I am currently finishing "Half the Sky," a fantastic book about global gender equality by Nicholas Kristof and Sheryl WuDunn. I just read a section entitled "Family Planning and the 'God Gulf'" in which the authors talked about the difficulty of getting anything done on maternal health and population control issues due to the deep seated distrust and differences between conservative evangelicals, and secular liberals. They say:
"...There is a "God Gulf" in American foreign policy. Religion plays a particularly profound role in shaping policies on population and family planning, and secular liberals and conservative Christians regularly square off. Each side has the best of intentions, yet each is deeply suspicious of the other--and these suspicions make it difficult to forge a broad left-right coalition that would be more effective in confronting trafficking and overcoming the worst kinds of poverty."
I feel like I am in both of these worlds right now.

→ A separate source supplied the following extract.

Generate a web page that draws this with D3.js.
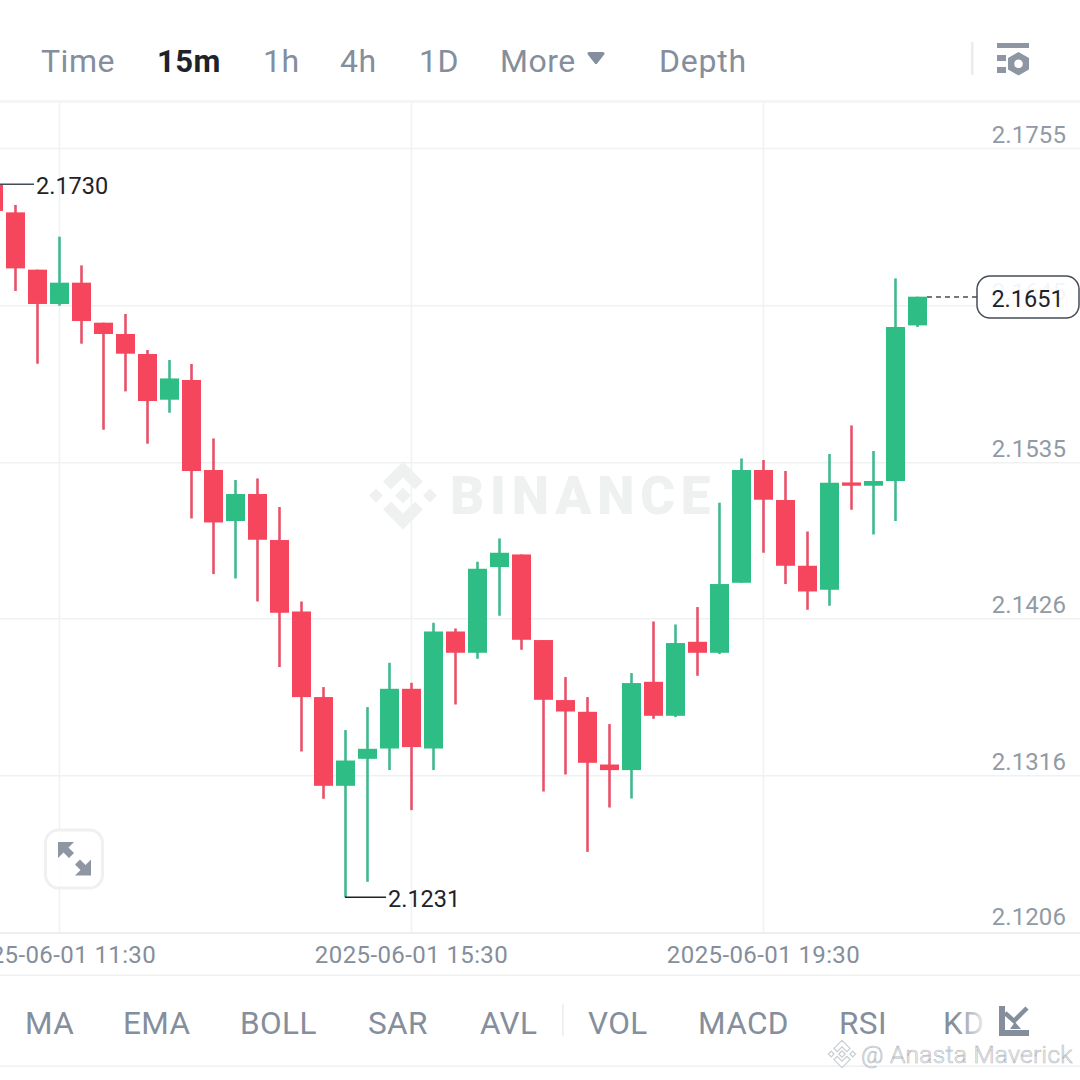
<!DOCTYPE html>
<html><head><meta charset="utf-8">
<script src="https://cdn.jsdelivr.net/npm/d3@7"></script>
<style>html,body{margin:0;padding:0;background:#fff;overflow:hidden}svg{display:block}text{font-family:Roboto,sans-serif}</style>
</head><body><svg id="c" width="1080" height="1080"></svg>
<script>
// ---- data ----
const opens  = [2.17298,2.17103,2.16702,2.16462,2.16611,2.16331,2.16252,2.16112,2.15792,2.15930,2.15300,2.14943,2.15132,2.14810,2.14310,2.13711,2.13090,2.13279,2.13351,2.13769,2.13351,2.14170,2.14021,2.14621,2.14709,2.14110,2.13690,2.13608,2.13239,2.13200,2.13818,2.13580,2.14098,2.14021,2.14511,2.15300,2.15090,2.14630,2.14462,2.15213,2.15190,2.15223,2.16312];
const closes = [2.17113,2.16711,2.16462,2.16611,2.16343,2.16252,2.16114,2.15783,2.15941,2.15293,2.14933,2.15132,2.14812,2.14301,2.13711,2.13090,2.13267,2.13349,2.13769,2.13361,2.14170,2.14021,2.14609,2.14721,2.14112,2.13692,2.13610,2.13251,2.13200,2.13809,2.13580,2.14089,2.14021,2.14502,2.15300,2.15092,2.14630,2.14450,2.15211,2.15190,2.15223,2.16301,2.16513];
const highs  = [2.17300,2.17155,2.16702,2.16933,2.16732,2.16331,2.16392,2.16140,2.16070,2.16042,2.15521,2.15230,2.15241,2.15041,2.14380,2.13781,2.13480,2.13641,2.13951,2.13811,2.14231,2.14191,2.14658,2.14821,2.14709,2.14110,2.13851,2.13711,2.13522,2.13879,2.14240,2.14219,2.14341,2.15071,2.15381,2.15370,2.15293,2.14870,2.15412,2.15612,2.15433,2.16641,2.16513];
const lows   = [2.17113,2.16553,2.16044,2.16450,2.16184,2.15582,2.15850,2.15484,2.15701,2.14961,2.14572,2.14541,2.14380,2.13921,2.13330,2.12999,2.12310,2.12418,2.13200,2.12920,2.13200,2.13659,2.13979,2.14280,2.14042,2.13050,2.13169,2.12628,2.12938,2.13001,2.13559,2.13571,2.13860,2.14012,2.14511,2.14721,2.14502,2.14322,2.14350,2.15022,2.14849,2.14943,2.16301];
const firstCandle = Date.UTC(2025,5,1,10,45);
const priceTicks = [2.1755,2.1645,2.1535,2.1426,2.1316,2.1206];
const timeTicks = [Date.UTC(2025,5,1,11,30),Date.UTC(2025,5,1,15,30),Date.UTC(2025,5,1,19,30)];
const highLabel = 2.1730, lowLabel = 2.1231, lastPrice = 2.1651;
const intervalTabs = ["Time","15m","1h","4h","1D","More","Depth"];
const indicatorTabs = ["MA","EMA","BOLL","SAR","AVL","VOL","MACD","RSI","KD"];

// ---- layout ----
const intervalX = [41,157,263,340,419,500,659];
const indicatorX = [25,123,240,368,480,588,698,839,943];
const UP="#2EBD85", DOWN="#F6465D", UPW="#41b88d", DOWNW="#e7526a", GRID="#eff1f3", GREY="#848e9c", DARK="#1e2329";
const LOGO="M0,-34L20,-14L12,-6L0,-18L-12,-6L-20,-14Z M0,34L20,14L12,6L0,18L-12,6L-20,14Z M0,-8L8,0L0,8L-8,0Z M-27,-7L-20,0L-27,7L-34,0Z M27,-7L34,0L27,7L20,0Z";
const svg = d3.select("#c");

const times = d3.range(opens.length).map(i=>new Date(firstCandle+i*9e5));
const x = d3.scaleUtc().domain([timeTicks[0],timeTicks[2]]).range([59.5,763.5]);
const y = d3.scaleLinear().domain([2.1755,2.1206]).range([148.5,933]);
const fmtT = d3.utcFormat("%Y-%m-%d %H:%M");
const fmtP = d3.format(".4f");
const candles = times.map((t,i)=>({t,o:opens[i],c:closes[i],h:highs[i],l:lows[i]}));

// watermark
const wm = svg.append("g").attr("fill","#eff1f1");
wm.append("path").attr("transform","translate(403,495.5)").attr("d",LOGO);
wm.append("text").attr("x",450).attr("y",514).attr("font-size",53).attr("font-weight",900).attr("letter-spacing",5.8).text("BINANCE");

// grid + axes
const gY = svg.append("g").call(d3.axisRight(y).offset(0).tickValues(priceTicks).tickFormat(fmtP).tickSize(1080));
gY.select(".domain").remove();
gY.selectAll("line").attr("stroke",GRID).attr("stroke-width",1.5);
gY.selectAll("text").attr("x",1066).attr("dy",null).attr("y",d=>d===2.1206?-8.5:-6).attr("text-anchor","end")
  .attr("font-size",24).attr("fill","#929aa5").attr("letter-spacing",.1);

const gX = svg.append("g").attr("transform","translate(0,933)")
  .call(d3.axisBottom(x).offset(0).tickValues(timeTicks).tickFormat(d=>fmtT(new Date(d))).tickSize(-830).tickPadding(0));
gX.select(".domain").remove();
gX.selectAll("line").attr("stroke",GRID).attr("stroke-width",1.5);
gX.selectAll("text").attr("y",30).attr("dy",null).attr("font-size",24).attr("fill",GREY).attr("letter-spacing",.4);

// candles
const gc = svg.append("g");
gc.selectAll("line").data(candles).join("line")
  .attr("x1",d=>x(d.t)).attr("x2",d=>x(d.t)).attr("y1",d=>y(d.h)).attr("y2",d=>y(d.l))
  .attr("stroke",d=>d.c>=d.o?UPW:DOWNW).attr("stroke-width",2.6);
gc.selectAll("rect").data(candles).join("rect")
  .attr("x",d=>x(d.t)-9.5).attr("width",19)
  .attr("y",d=>y(Math.max(d.o,d.c))).attr("height",d=>Math.abs(y(d.o)-y(d.c)))
  .attr("fill",d=>d.c>=d.o?UP:DOWN);

// high / low annotations
const ann = svg.append("g");
ann.append("line").attr("x1",0).attr("x2",34).attr("y1",y(highLabel)).attr("y2",y(highLabel)).attr("stroke","#474d57").attr("stroke-width",1.5);
ann.append("text").attr("x",36).attr("y",y(highLabel)+9.5).attr("font-size",23.5).attr("fill",DARK).text(fmtP(highLabel));
ann.append("line").attr("x1",345).attr("x2",386).attr("y1",y(lowLabel)).attr("y2",y(lowLabel)).attr("stroke","#1e2329").attr("stroke-width",1.5);
ann.append("text").attr("x",388).attr("y",y(lowLabel)+9.5).attr("font-size",23.5).attr("fill",DARK).text(fmtP(lowLabel));

// last price
const ly = y(lastPrice);
svg.append("line").attr("x1",x(times[42])+9.5).attr("x2",977).attr("y1",ly).attr("y2",ly).attr("stroke","#474d57").attr("stroke-width",1.5).attr("stroke-dasharray","5 4");
svg.append("rect").attr("x",977).attr("y",ly-21).attr("width",102).attr("height",42).attr("rx",13)
  .attr("fill","#fff").attr("fill-opacity",.9).attr("stroke","#474d57").attr("stroke-width",1.5);
svg.append("text").attr("x",1027.5).attr("y",ly+10).attr("text-anchor","middle").attr("font-size",23.5).attr("fill",DARK).text(fmtP(lastPrice));

// chrome: header
svg.append("rect").attr("x",0).attr("y",100).attr("width",1080).attr("height",3).attr("fill","#f5f5f5");
svg.append("g").selectAll("text").data(intervalTabs).join("text")
  .attr("x",(d,i)=>intervalX[i]).attr("y",72).attr("font-size",d=>d==="15m"?31:32)
  .attr("font-weight",d=>d==="15m"?700:400).attr("fill",d=>d==="15m"?DARK:GREY).attr("letter-spacing",d=>d==="Depth"?.8:.5).text(d=>d);
svg.append("path").attr("d","M589,53.5H603L596,62.5Z").attr("fill",GREY).attr("stroke",GREY).attr("stroke-width",3).attr("stroke-linejoin","round");
svg.append("rect").attr("x",971).attr("y",42).attr("width",2.5).attr("height",33).attr("fill","#eaecef");
const ic = svg.append("g").attr("fill","#8f96a3");
ic.append("rect").attr("x",997).attr("y",43).attr("width",32).attr("height",5);
ic.append("rect").attr("x",997).attr("y",55).attr("width",9).attr("height",6);
ic.append("rect").attr("x",997).attr("y",67).attr("width",9).attr("height",6);
ic.append("path").attr("fill-rule","evenodd").attr("d","M1018.5,52L1029,58V69.5L1018.5,75.5L1008,69.5V58Z M1018.5,59.5a4.3,4.3 0 1,0 0.01,0Z");

// expand button
svg.append("rect").attr("x",45.5).attr("y",830).attr("width",57).attr("height",58).attr("rx",13).attr("fill","#fff").attr("fill-opacity",.85).attr("stroke","#eef0f2").attr("stroke-width",3);
svg.append("path").attr("fill","#8f96a3").attr("d","M58,842H74L68.5,847.5L74,853L69,858L63.5,852.5L58,858Z M91,875.5H75L80.5,870L75,864.5L80,859.5L85.5,865L91,859.5Z");

// lower rules
svg.append("rect").attr("x",0).attr("y",932).attr("width",1080).attr("height",2).attr("fill","#eceef0");
svg.append("rect").attr("x",0).attr("y",974.5).attr("width",1080).attr("height",1.5).attr("fill","#eff0f2");
svg.append("rect").attr("x",0).attr("y",1065.5).attr("width",1080).attr("height",1.5).attr("fill","#eff0f2");

// indicator tabs
svg.append("g").selectAll("text").data(indicatorTabs).join("text")
  .attr("x",(d,i)=>indicatorX[i]).attr("y",1034).attr("font-size",31.5).attr("fill",GREY).attr("letter-spacing",.4).text(d=>d);
svg.append("rect").attr("x",562).attr("y",1004).attr("width",1.5).attr("height",32).attr("fill","#eaecef");
const defs = svg.append("defs").append("linearGradient").attr("id","fade");
defs.append("stop").attr("offset",0).attr("stop-color","#fff").attr("stop-opacity",0);
defs.append("stop").attr("offset",1).attr("stop-color","#fff").attr("stop-opacity",1);
svg.append("rect").attr("x",955).attr("y",1000).attr("width",35).attr("height",42).attr("fill","url(#fade)");
const kline = svg.append("g").attr("fill","#848e9c");
kline.append("path").attr("d","M999,1006H1005V1030H1029V1036H999Z M1010,1029L1015,1022L1021,1029Z");
kline.append("path").attr("fill","none").attr("stroke","#848e9c").attr("stroke-width",4.5).attr("d","M1005,1013L1014,1021L1027,1008");

// author watermark
const am = svg.append("g");
am.append("path").attr("transform","translate(842,1054) scale(.4)").attr("fill","#fff").attr("stroke","#c9ccd0").attr("stroke-width",3).attr("d",LOGO);
am.append("text").attr("x",861).attr("y",1063).attr("font-size",24.5).attr("font-weight",300).attr("fill","#fff").attr("stroke","#b9bdc3").attr("stroke-width",.7).attr("letter-spacing",.3).text("@ Anasta Maverick");
</script></body></html>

In some ways I feel a part of both of these groups (there are people I love and respect who strongly represent each side) and I feel like I can envision a world where they could work together on this issue. But it is so sticky and difficult. Kristof and WuDunn go on in the chapter to give examples of each side's excellent work, as well as pitfalls. At the end of the chapter they say:
"If there is to be a successful movement on behalf of women in poor countries, it will have to bridge the 'God Gulf.' Secular bleeding hearts and religious bleeding hearts will have to forge a common cause. That's what happened two centuries ago in the abolitionist movement, when liberal deists and conservative evangelicals joined forces to overthrow slavery. And it's the only way to muster the political will to get now-invisible women onto the international agenda."
I agree whole-heartedly. And here I am, feeling like I am in both of those camps at the same time in different ways, and all it seems I can do is make everyone confused by "what side I am really on." Is it completely impossible to not take a side? For these sides to acknowledge their differences, yet find common ground in education? In saving the women's lives that they can?
Diverse groups waging war on social ills instead of each other. Eboo Patel talks about that a lot. Many people I respect talk about that a lot. I talk about that a lot.
Is this idealism, or a real vision of what the future is? I pray I can do my part to help to make the latter the reality.